Thursday, 24 October 2013

Clunie Reid's 'In Pursuit of the Liquid' at MOT International




Trawling through the thicket of cyberspace, Clunie Read has gathered a matrix of images that she loops together in four complimentary films creating one inter-connected work. These disconnected images are montaged together to suggest a narrative but explicitly carry a random, discordant quality. Watching these four films on individual screens placed half a metre above the floor requires climbing onto four rubber air-beds low down on the floor producing both physical imbalance and discomfort. Such furniture alludes to the makeshift world of private, party spaces.

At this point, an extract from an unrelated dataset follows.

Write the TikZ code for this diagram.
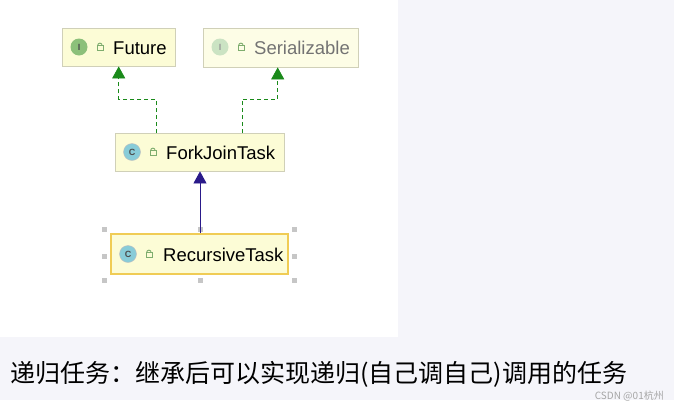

Onscreen, animated sequences, including footage from the smallest stop-motion film ever made, are mixed together with avatars and icons taken from surfing and sampling across cyberspace. The flow is erratic and jumpy as material accelerates and then fades away. Exaggerated false breasts collide with jumbled gaming icons, dollar signs, hearts, written instructions and pixelated figures. Clunie unleashes a flood of vulgar sexual and commercial titillation, resembling an online ‘wild west’, a dystopia of frustrated promise, desire and freedom. Blending the innocent with the decadent, Reid explores the collapse of certainties around the invented and the real, between fantasy and fact.

This project follows on from her prior use of drawn and collaged material, derived from similar sources. Now she employs film to lend a jittery effect where the images appear locked together in a sequence that both mirrors and disrupts our experience of ‘hyper-reality’. ‘In Pursuit of the Liquid’ has a formal slickness that nicely instils a twitchy anxiety in the viewer. Our hopes and fears within virtual reality are directly addressed. In an age where we find it increasingly difficult to separate experience from the imagination, chaos arises out of technical progress. Cyberspace becomes a place of experimentation and transgression detached from responsibility. We are seduced here into a dysfunctional value system of instantaneous gratification. ‘In Pursuit of the Liquid’ exposes this rather enticing but sordid proxy world to scrutiny, however the films’ raw insistence and repetition tend to diminish the satirical and critical effect.